Integrating Net Rent into Broader Financial Models
Gross versus net rent analysis does not exist in isolation. Net rent feeds directly into Net Operating Income (NOI), which drives property valuations via capitalization rates. Understating expenses inflates NOI and can lead to overpaying for assets. Conversely, overstating costs might cause you to pass on profitable deals. A disciplined approach is to calculate net rent under conservative, base, and optimistic cases. Each case should incorporate differing assumptions for rent growth, tax reassessments, and insurance renewals. As you stack these projections against debt service schedules, you will quickly see whether the asset maintains sufficient cash cushion through various market cycles.
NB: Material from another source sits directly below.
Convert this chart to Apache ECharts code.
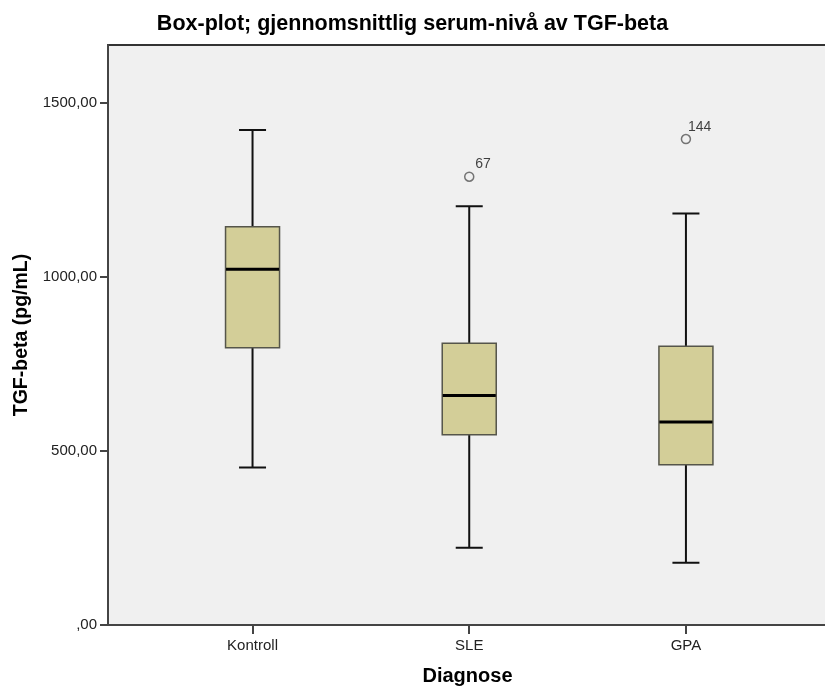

For tenant-focused models, net rent is equally important. Concession strategies, such as offering one month free on a twelve-month lease, reduce net effective rent. If utility reimbursements are included, gross rent might appear high while net rent—the actual amount the tenant pays after concessions and reimbursements—remains competitive. Leasing teams should monitor both figures to ensure marketing materials align with the effective price tenants expect to pay.
Final Thoughts
The gulf between gross and net rent is a story of discipline. By categorizing every expense, applying realistic vacancy rates, and benchmarking results against reputable data sources, you can assess the true earning power of rental property. The calculator above is engineered to simplify the process: enter the expected rent and costs, click calculate, and view the detailed breakdown along with a chart visualization. Revisit the tool whenever major inputs shift—new insurance quotes, updated tax bills, or re-leasing results—to ensure your decisions are backed by current numbers.